How the script works

/etc/profile is executed at every login (for bash shell users). The if statement will only return true if the user has logged in via ssh, which in turn will cause the indented code block to be run.

Next, we then build the text of the message:

  • $(date) will be replaced by the output of the date command
  • ${USER} will be replaced by the user’s login name
  • $(hostname -f) will be replaced by the full hostname of the system being logged into

The second TEXT line adds to the first, giving the IP address of the system this user is logging in from. Finally, the generated text is sent in an email to your address.

Summary Linux will, by default, record every system login, whether by ssh or not, in the system log files, but sometimes – particularly for a system that is seldom accessed via ssh – a quick and dirty notification can be useful.

Solution 4:

We have been using monit to monitor processes on our linux boxes. monit can also alert by emails on successful logins over ssh. Our monit config looks like this

 check file ssh_logins with path /var/log/auth.log  
     # Ignore login's from whitelist ip addresses
     ignore match "100.100.100.1"    
     # Else, alert
     if match "Accepted publickey" then alert

Note: The mailserver configuration, email format etc. should be set in monitrc file

Update: Wrote a more detailed blog post on this

Solution 5:

Mailgun adaptation of @Fritz answer

After posting I noticed @pacharanero also writes about mailgun, but I don't understand what they are doing with dig, so I'll post my solution as well.

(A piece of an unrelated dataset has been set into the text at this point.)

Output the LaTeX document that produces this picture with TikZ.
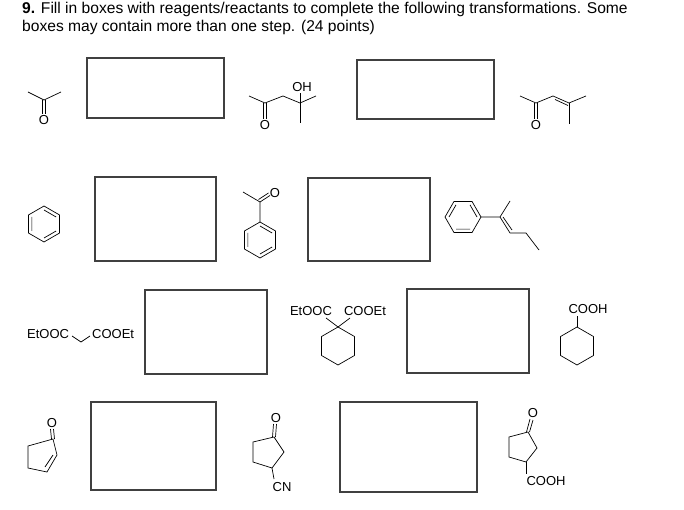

If you are on a VM that doesn't have SMTP, you might need to use something like mailgun, sendgrid, or the like. This worked for me on Google Cloud.

One risk of this approach is that an attacker may get your outgoing email sending credentials if they can sudo su and find the script or you leave the script for sending email readable. mailgun has an ip whitelist you should set up, but that's imperfect for this particular use case, obviously.

This script should work with mailgun after you change mydomain.com to your actual domain. You could save the script in /root/login-alert.sh or some more obscure location.

#!/bin/bash
if [ "$PAM_TYPE" != "close_session" ]; then
    APK='api:your-mailgun-api-key-goes-here' 
    FROM='Login Alert <[email protected]>'
    TO='[email protected]'  
    SUBJECT="Login: $PAM_USER @ mydomain.com from $PAM_RHOST"
    DATE=$(date)
    TEXT="At $DATE a login occurred for $PAM_USER on mydomain.com from $PAM_RHOST"
    curl -s --user $APK \
     https://api.mailgun.net/v3/mg.mydomain.com/messages \
     -F from="$FROM" \
     -F to="$TO" \
     -F subject="$SUBJECT" \
     -F text="$TEXT"
fi

After that you can follow @Fritz answer to change /etc/pam.d/sshd to include:

session optional pam_exec.so seteuid /root/login-alert.sh

I note this works with no read permissions for arriving users (chmod 700 /root/login-alert.sh) so arriving users do not need to have read access to the script.